**Provided entries:**

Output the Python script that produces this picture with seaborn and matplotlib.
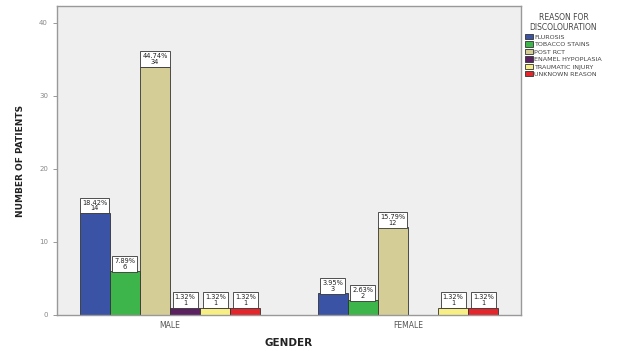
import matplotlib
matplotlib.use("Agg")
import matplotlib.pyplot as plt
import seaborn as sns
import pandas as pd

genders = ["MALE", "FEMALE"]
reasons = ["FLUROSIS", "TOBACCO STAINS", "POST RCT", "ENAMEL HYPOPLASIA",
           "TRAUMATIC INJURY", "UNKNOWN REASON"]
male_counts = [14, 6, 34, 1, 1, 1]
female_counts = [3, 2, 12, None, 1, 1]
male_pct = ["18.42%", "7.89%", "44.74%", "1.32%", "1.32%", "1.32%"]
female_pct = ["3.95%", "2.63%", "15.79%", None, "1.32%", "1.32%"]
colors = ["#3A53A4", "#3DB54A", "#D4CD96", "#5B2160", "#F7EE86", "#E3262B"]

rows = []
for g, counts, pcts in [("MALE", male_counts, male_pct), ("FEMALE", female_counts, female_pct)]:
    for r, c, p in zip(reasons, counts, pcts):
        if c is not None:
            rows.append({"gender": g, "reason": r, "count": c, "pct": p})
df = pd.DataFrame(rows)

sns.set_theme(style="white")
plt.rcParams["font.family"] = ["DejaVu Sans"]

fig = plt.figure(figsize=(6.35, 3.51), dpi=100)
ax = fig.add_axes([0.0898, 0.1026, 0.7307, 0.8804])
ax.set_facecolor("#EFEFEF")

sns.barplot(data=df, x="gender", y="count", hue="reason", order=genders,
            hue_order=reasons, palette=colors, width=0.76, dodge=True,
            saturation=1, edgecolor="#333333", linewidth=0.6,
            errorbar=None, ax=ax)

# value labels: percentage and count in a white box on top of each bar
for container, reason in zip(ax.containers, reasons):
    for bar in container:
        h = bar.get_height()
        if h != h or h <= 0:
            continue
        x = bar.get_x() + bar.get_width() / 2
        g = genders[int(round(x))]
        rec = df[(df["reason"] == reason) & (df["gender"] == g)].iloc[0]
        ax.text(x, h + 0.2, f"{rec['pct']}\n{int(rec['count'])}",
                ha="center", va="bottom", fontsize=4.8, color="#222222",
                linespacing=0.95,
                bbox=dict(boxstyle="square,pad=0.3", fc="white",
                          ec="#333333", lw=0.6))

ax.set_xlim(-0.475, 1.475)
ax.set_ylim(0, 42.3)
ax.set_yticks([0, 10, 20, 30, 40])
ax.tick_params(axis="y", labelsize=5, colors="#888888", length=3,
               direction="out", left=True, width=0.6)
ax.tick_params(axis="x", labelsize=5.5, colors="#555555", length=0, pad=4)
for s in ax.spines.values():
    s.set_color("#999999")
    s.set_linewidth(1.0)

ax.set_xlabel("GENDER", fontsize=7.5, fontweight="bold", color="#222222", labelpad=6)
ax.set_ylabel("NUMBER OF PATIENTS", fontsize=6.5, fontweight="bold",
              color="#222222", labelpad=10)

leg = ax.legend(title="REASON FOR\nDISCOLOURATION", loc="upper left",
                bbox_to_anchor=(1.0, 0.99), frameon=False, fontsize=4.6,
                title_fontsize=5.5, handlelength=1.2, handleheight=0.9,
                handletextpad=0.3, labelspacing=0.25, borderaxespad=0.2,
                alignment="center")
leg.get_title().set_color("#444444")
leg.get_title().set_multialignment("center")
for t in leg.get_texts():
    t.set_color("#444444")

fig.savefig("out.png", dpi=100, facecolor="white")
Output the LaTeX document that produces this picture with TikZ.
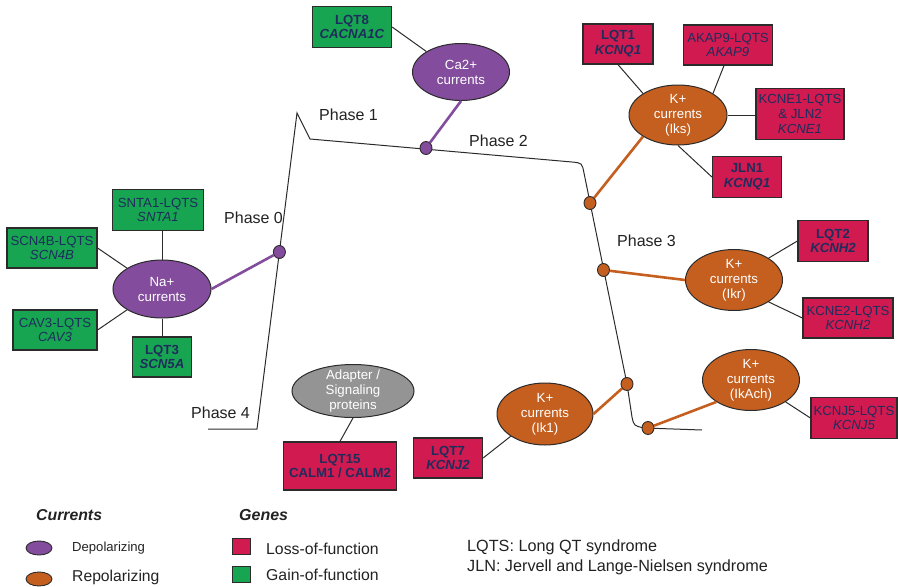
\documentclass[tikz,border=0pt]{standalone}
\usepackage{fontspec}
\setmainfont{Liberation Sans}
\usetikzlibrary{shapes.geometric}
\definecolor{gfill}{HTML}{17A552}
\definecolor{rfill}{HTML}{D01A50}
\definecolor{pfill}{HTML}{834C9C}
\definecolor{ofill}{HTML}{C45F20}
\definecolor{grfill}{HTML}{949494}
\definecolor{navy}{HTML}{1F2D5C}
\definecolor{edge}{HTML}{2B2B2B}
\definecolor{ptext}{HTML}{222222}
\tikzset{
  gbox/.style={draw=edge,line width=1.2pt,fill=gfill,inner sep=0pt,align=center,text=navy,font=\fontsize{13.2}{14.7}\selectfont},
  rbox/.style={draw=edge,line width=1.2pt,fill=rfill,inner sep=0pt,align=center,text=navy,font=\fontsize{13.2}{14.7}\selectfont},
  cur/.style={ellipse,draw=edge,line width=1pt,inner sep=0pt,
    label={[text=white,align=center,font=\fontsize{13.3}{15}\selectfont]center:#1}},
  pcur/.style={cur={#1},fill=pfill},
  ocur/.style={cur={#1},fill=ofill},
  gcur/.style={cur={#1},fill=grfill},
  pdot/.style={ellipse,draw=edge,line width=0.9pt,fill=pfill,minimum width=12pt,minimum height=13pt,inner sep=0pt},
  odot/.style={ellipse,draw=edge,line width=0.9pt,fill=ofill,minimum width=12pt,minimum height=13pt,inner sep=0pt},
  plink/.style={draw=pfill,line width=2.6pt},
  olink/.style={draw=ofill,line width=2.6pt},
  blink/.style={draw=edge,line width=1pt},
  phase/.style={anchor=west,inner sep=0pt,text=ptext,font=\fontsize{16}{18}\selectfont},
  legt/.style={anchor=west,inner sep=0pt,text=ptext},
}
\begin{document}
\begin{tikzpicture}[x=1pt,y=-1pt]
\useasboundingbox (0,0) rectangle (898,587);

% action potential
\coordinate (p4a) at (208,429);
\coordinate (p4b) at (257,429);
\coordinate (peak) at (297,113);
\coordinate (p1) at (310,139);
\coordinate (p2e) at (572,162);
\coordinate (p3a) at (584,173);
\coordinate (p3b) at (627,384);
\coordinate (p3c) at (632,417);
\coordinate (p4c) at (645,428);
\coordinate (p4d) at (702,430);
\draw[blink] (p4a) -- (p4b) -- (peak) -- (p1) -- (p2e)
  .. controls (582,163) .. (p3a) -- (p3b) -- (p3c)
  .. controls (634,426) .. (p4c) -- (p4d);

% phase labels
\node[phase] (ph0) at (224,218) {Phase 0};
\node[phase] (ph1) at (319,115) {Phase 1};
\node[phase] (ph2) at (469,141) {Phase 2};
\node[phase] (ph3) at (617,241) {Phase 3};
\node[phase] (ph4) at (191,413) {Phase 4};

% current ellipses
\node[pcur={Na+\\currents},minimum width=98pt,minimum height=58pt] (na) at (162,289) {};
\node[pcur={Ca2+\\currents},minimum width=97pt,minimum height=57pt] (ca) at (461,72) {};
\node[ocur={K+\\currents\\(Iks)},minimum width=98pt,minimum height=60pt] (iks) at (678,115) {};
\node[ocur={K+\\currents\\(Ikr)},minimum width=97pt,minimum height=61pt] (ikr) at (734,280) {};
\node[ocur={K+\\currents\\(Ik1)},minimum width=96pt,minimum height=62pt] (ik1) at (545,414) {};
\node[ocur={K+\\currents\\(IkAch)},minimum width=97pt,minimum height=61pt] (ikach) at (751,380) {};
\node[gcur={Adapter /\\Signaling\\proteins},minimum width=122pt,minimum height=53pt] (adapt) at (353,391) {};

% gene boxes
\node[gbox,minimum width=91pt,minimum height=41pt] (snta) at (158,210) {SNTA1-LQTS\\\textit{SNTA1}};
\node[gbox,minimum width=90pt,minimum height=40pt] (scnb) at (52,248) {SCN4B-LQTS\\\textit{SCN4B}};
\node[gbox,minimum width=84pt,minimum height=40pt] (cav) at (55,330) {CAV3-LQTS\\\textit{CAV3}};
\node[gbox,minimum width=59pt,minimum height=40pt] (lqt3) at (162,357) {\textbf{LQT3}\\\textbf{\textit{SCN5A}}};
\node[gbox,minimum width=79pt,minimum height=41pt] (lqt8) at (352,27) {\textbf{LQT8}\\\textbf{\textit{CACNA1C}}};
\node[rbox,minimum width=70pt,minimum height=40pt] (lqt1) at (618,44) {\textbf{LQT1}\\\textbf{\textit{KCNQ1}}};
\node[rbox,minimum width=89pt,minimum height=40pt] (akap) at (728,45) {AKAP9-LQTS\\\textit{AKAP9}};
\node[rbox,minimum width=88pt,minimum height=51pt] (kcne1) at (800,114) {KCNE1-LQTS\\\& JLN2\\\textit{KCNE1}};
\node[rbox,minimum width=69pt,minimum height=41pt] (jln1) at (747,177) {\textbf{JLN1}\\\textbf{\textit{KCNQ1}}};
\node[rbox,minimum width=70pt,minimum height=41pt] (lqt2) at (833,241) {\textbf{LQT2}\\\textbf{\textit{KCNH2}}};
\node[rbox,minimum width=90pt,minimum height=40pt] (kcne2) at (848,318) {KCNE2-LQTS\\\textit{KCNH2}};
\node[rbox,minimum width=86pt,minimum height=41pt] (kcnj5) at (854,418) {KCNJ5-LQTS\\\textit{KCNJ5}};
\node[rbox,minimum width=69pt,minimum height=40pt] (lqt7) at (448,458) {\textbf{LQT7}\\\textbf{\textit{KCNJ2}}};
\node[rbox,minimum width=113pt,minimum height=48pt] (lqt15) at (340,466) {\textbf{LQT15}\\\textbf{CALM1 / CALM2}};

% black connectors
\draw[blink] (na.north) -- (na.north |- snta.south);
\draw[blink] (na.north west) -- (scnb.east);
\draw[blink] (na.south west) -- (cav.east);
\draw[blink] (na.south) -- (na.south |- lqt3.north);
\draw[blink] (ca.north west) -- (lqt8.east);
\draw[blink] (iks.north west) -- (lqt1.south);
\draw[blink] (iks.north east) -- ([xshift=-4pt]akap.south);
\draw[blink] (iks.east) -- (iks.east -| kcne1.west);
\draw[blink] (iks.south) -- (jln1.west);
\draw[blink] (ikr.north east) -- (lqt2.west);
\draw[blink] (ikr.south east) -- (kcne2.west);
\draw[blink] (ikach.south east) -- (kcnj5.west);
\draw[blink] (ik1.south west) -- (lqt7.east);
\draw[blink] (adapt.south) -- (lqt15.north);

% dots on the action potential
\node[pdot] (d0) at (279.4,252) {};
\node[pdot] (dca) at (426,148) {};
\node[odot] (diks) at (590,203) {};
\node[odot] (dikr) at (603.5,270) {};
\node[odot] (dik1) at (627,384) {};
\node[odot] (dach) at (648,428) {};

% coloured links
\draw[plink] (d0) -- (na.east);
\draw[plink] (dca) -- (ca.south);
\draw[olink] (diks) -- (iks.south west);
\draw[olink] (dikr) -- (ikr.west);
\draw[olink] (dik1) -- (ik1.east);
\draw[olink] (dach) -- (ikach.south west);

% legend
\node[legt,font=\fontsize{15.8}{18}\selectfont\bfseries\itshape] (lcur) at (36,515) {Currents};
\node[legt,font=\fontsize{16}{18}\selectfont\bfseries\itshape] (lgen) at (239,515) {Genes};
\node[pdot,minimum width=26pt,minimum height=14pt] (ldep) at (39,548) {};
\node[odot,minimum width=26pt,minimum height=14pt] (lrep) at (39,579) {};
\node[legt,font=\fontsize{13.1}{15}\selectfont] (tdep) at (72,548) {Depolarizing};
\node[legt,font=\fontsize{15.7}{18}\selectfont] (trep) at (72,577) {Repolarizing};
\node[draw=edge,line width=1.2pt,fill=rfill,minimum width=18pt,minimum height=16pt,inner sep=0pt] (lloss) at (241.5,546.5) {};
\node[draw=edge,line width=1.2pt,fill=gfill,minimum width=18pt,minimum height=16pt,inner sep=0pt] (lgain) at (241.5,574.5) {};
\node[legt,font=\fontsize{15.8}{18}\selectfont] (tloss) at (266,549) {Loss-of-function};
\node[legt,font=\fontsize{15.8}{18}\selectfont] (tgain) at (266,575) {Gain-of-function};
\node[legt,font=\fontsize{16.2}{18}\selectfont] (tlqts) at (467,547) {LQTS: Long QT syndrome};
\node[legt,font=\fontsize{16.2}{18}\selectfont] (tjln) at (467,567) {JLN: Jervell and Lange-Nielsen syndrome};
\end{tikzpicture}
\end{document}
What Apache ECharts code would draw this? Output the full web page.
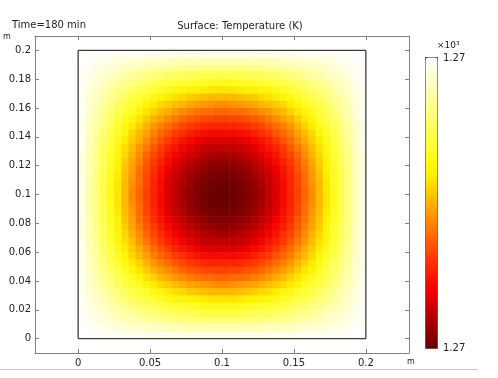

**Problem description:** Find all lines where the word "Output" appears. Copy them.

**Exercise response:**
Output the Python script that produces this picture with seaborn and matplotlib.
Output the LaTeX document that produces this picture with TikZ.
What Apache ECharts code would draw this? Output the full web page.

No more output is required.